RECORDS FOR THIS TASK:
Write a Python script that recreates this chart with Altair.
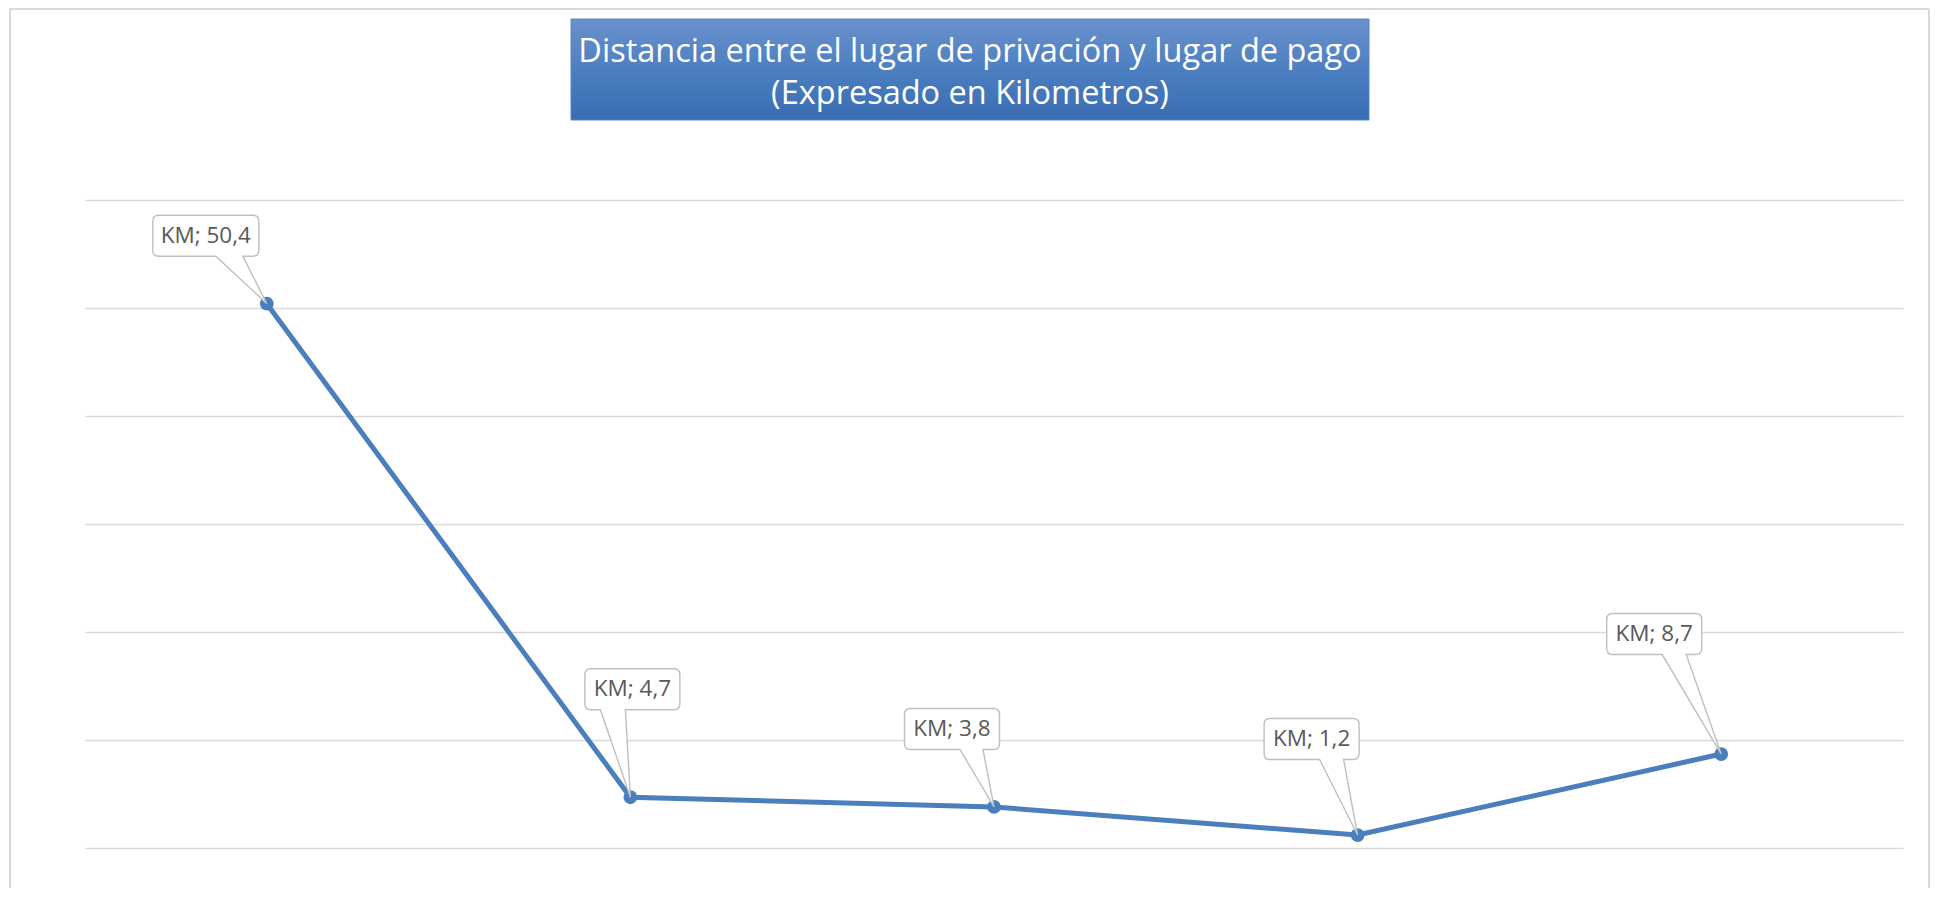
import altair as alt
import pandas as pd

# ---- data ----
CATEGORIES = ["Tramo 1", "Tramo 2", "Tramo 3", "Tramo 4", "Tramo 5"]
KM = [50.4, 4.7, 3.8, 1.2, 8.7]
SERIES = "KM"
TITLE_LINES = ["Distancia entre el lugar de privación y lugar de pago",
               "(Expresado en Kilometros)"]
Y_TICKS = [0, 10, 20, 30, 40, 50, 60]

# ---- style: callout placement relative to each point (pixels) ----
LABEL_OFFSETS = [(-61, -68), (2, -108), (-42, -78), (-46, -96), (-67, -120)]
WEDGE_BASES = [(10, 37), (-32, -7), (8, 31), (8, 32), (8, 32)]

W, H = 1818, 648
FONT = "Open Sans"
LINE_COLOR = "#4A7EBC"
GRID = "#d9d9d9"

labels = [f"{SERIES}; {v:.1f}".replace(".", ",") for v in KM]
df = pd.DataFrame({"cat": CATEGORIES, "km": KM, "label": labels})
one = pd.DataFrame({"k": [0]})

X = alt.X("cat:N", sort=CATEGORIES, axis=None)
Y = alt.Y("km:Q", scale=alt.Scale(domain=[0, 60], nice=False, zero=True),
          axis=alt.Axis(values=Y_TICKS, labels=False, ticks=False, domain=False,
                        grid=True, gridColor=GRID, gridWidth=1.5, title=None))

line = alt.Chart(df).mark_line(color=LINE_COLOR, strokeWidth=5).encode(x=X, y=Y)
pts = alt.Chart(df).mark_point(filled=True, color=LINE_COLOR, size=190, opacity=1).encode(x=X, y=Y)


def callout_path(text, off, wedge):
    bx, by = off
    w = 18 + 11 * len(text)
    h = 41
    r = 6
    x0, x1 = bx - w / 2, bx + w / 2
    y0, y1 = by - h / 2, by + h / 2
    wl, wr = bx + wedge[0], bx + wedge[1]
    p = (f"M{x0+r},{y0} L{x1-r},{y0} Q{x1},{y0} {x1},{y0+r} L{x1},{y1-r} "
         f"Q{x1},{y1} {x1-r},{y1} L{wr},{y1} L0,0 L{wl},{y1} L{x0+r},{y1} "
         f"Q{x0},{y1} {x0},{y1-r} L{x0},{y0+r} Q{x0},{y0} {x0+r},{y0} Z")
    return p


callouts = []
for i, c in enumerate(CATEGORIES):
    base = alt.Chart(df).transform_filter(alt.datum.cat == c)
    shape = callout_path(labels[i], LABEL_OFFSETS[i], WEDGE_BASES[i])
    box = base.mark_point(shape=shape, size=4, filled=True, fill="white",
                          stroke="#bfbfbf", strokeWidth=1.4, opacity=1).encode(x=X, y=Y)
    txt = base.mark_text(font=FONT, fontSize=22.5, color="#595959",
                         dx=LABEL_OFFSETS[i][0], dy=LABEL_OFFSETS[i][1],
                         baseline="middle", align="center").encode(x=X, y=Y, text="label:N")
    callouts += [box, txt]

# title banner
grad = alt.LinearGradient(gradient="linear",
                          stops=[alt.GradientStop(color="#6B91CB", offset=0),
                                 alt.GradientStop(color="#4C7FC1", offset=0.5),
                                 alt.GradientStop(color="#3A6CB2", offset=1)],
                          x1=0, x2=0, y1=0, y2=1)
banner = alt.Chart(one).mark_rect(fill=grad, stroke="#5a86c5", strokeWidth=1).encode(
    x=alt.value(486), x2=alt.value(1284), y=alt.value(-181), y2=alt.value(-80))
t1 = alt.Chart(one).mark_text(font=FONT, fontSize=32.5, color="white", align="center",
                              baseline="alphabetic").encode(
    x=alt.value(885), y=alt.value-138 if False else alt.value(-138), text=alt.value(TITLE_LINES[0]))
t2 = alt.Chart(one).mark_text(font=FONT, fontSize=32.5, color="white", align="center",
                              baseline="alphabetic").encode(
    x=alt.value(885), y=alt.value(-96), text=alt.value(TITLE_LINES[1]))

# outer frame
fl = alt.Chart(one).mark_rule(color=GRID, strokeWidth=2).encode(
    x=alt.value(-75), y=alt.value(-191), y2=alt.value(700))
ft = alt.Chart(one).mark_rule(color=GRID, strokeWidth=2).encode(
    x=alt.value(-75), x2=alt.value(1844), y=alt.value(-191))
fr = alt.Chart(one).mark_rule(color=GRID, strokeWidth=2).encode(
    x=alt.value(1844), y=alt.value(-191), y2=alt.value(700))

chart = alt.layer(fl, ft, fr, line, pts, *callouts, banner, t1, t2).properties(
    width=W, height=H,
    padding={"left": 77, "top": 192, "right": 27, "bottom": 40},
    autosize=alt.AutoSizeParams(type="none"),
    background="white",
).configure_view(stroke=None)

chart.save("out.html", embed_options={"renderer": "svg", "actions": False})
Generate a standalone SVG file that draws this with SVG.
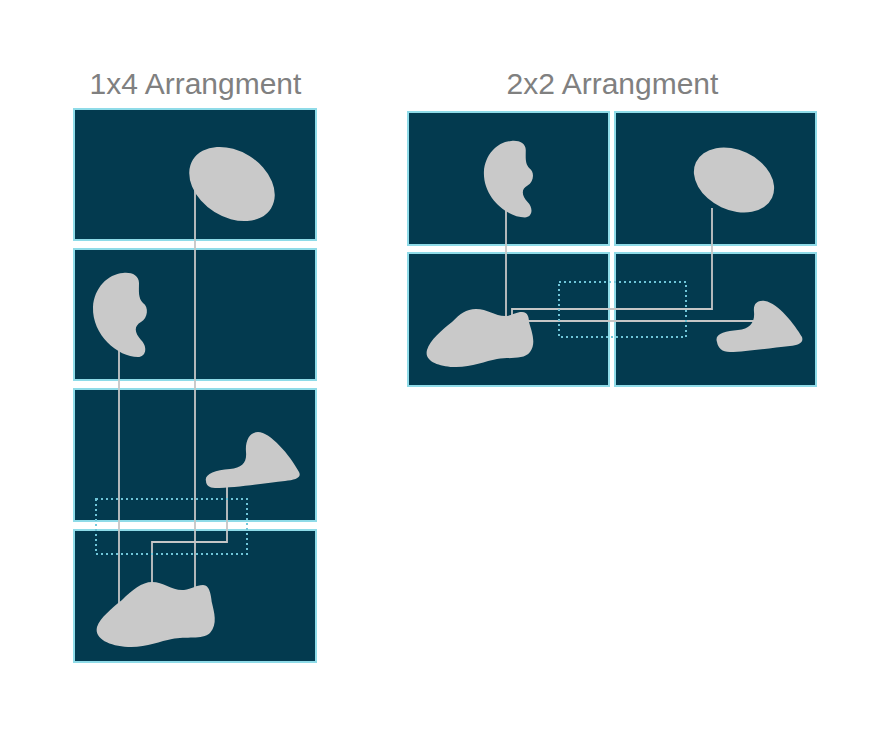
<svg xmlns="http://www.w3.org/2000/svg" width="886" height="737" viewBox="0 0 886 737">
<defs>
<style>
.title{font-family:"Liberation Sans",Arial,sans-serif;font-size:30px;fill:#808080;text-anchor:middle}
.panel{fill:#033a4f;stroke:#8fdbe8;stroke-width:2}
.shape{fill:#c9c9c9}
.conn{fill:none;stroke:#c6c6c6;stroke-width:1.8}
.dot{fill:none;stroke:#6fc5d8;stroke-width:2;stroke-dasharray:2 3}
</style>
<path id="kidney" d="M31,0 C39,-1 47,2 47,10 C47,18 46,25 51,30 C57,34 56,45 49,49 C42,53 42,59 49,67 C56,74 54,84 46,84 C26,84 0,62 1,34 C2,15 16,1 31,0 Z"/>
</defs>
<rect width="886" height="737" fill="#ffffff"/>

<g id="title-1x4"><text class="title" x="195.5" y="94">1x4 Arrangment</text></g>
<g id="title-2x2"><text class="title" x="612.5" y="94">2x2 Arrangment</text></g>

<g id="panels-1x4">
<rect id="p1" class="panel" x="74" y="109" width="242" height="131"/>
<rect id="p2" class="panel" x="74" y="249" width="242" height="131"/>
<rect id="p3" class="panel" x="74" y="389" width="242" height="132"/>
<rect id="p4" class="panel" x="74" y="530" width="242" height="132"/>
</g>
<g id="panels-2x2">
<rect id="q1" class="panel" x="408" y="112" width="201" height="133"/>
<rect id="q2" class="panel" x="615" y="112" width="201" height="133"/>
<rect id="q3" class="panel" x="408" y="253" width="201" height="133"/>
<rect id="q4" class="panel" x="615" y="253" width="201" height="133"/>
</g>

<g id="connectors">
<line class="conn" x1="195" y1="188" x2="195" y2="588"/>
<line class="conn" x1="119" y1="350" x2="119" y2="604"/>
<polyline class="conn" points="227,486 227,542 152,542 152,583"/>
<line class="conn" x1="506" y1="210" x2="506" y2="318"/>
<polyline class="conn" points="712,208 712,309 512,309 512,316"/>
<line class="conn" x1="526" y1="321" x2="756" y2="321"/>
</g>

<g id="dotted-regions">
<rect class="dot" x="96" y="499" width="151" height="55"/>
<rect class="dot" x="559" y="282" width="127" height="55"/>
</g>

<g id="shapes-1x4">
<ellipse id="ellipse-a" class="shape" cx="232" cy="184" rx="46" ry="33" transform="rotate(32 232 184)"/>
<use id="kidney-a" href="#kidney" class="shape" transform="translate(92,273)"/>
<path id="boomerang-a" class="shape" d="M206,481 C204,475 214,470 230,469 C242,468 247,463 246,452 C245,440 250,432 258,432 C270,432 290,455 299,472 C302,478 295,480 285,481 C265,483 235,488 215,488 C209,488 206,485 206,481 Z"/>
<path id="blob-a" class="shape" d="M97,627 C100,618 112,608 122,600 C132,590 142,582 152,582 C164,582 172,591 184,590 C192,589 196,585 203,585 C210,585 211,596 212,603 C214,612 218,624 210,633 C202,640 186,636 172,639 C160,641 145,648 128,647 C110,646 94,639 97,627 Z"/>
</g>

<g id="shapes-2x2">
<use id="kidney-b" href="#kidney" class="shape" transform="translate(483,141) scale(0.91)"/>
<ellipse id="ellipse-b" class="shape" cx="734" cy="180" rx="42" ry="30" transform="rotate(25 734 180)"/>
<path id="blob-b" class="shape" d="M427,350 C430,340 442,330 452,322 C460,314 466,309 476,309 C488,309 496,317 507,316 C513,315 516,312 522,312 C528,312 529,318 529,322 C531,330 537,343 530,352 C524,360 510,357 497,359 C485,361 470,368 453,367 C438,366 424,361 427,350 Z"/>
<path id="boomerang-b" class="shape" d="M717,342 C714,334 725,331 738,330 C750,329 755,322 754,312 C753,303 758,300 765,301 C778,303 795,325 802,337 C804,343 798,345 790,346 C770,348 745,352 730,352 C722,352 718,348 717,342 Z"/>
</g>
</svg>
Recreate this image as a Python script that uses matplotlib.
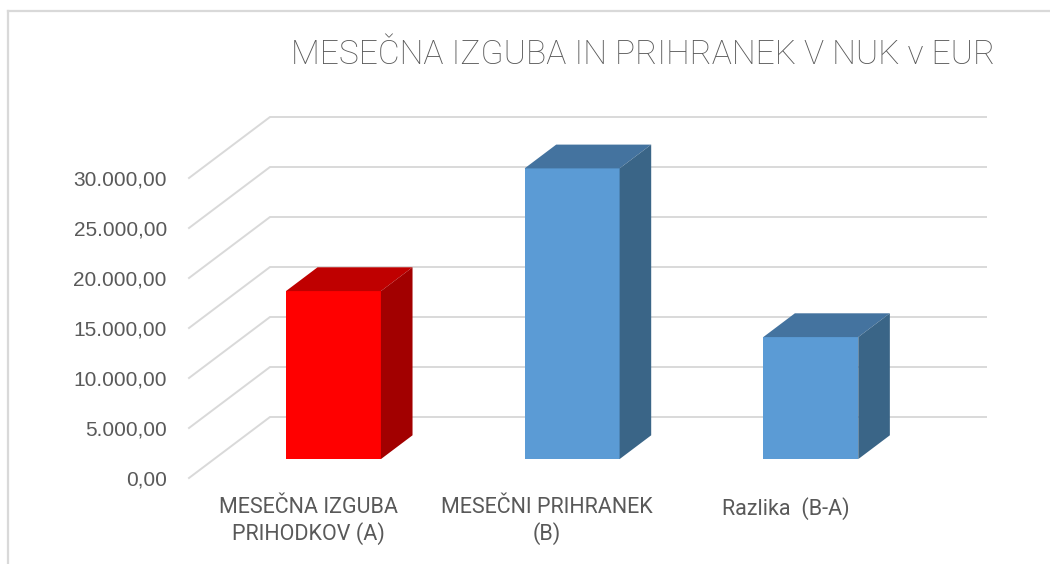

WHAT IS REQUIRED: In the entries above, find every line holding the word "script" and copy it out.

RESPONSE TO THIS EXERCISE:
Write a Python script that recreates this chart with Altair.
Recreate this image as a Python script that uses matplotlib.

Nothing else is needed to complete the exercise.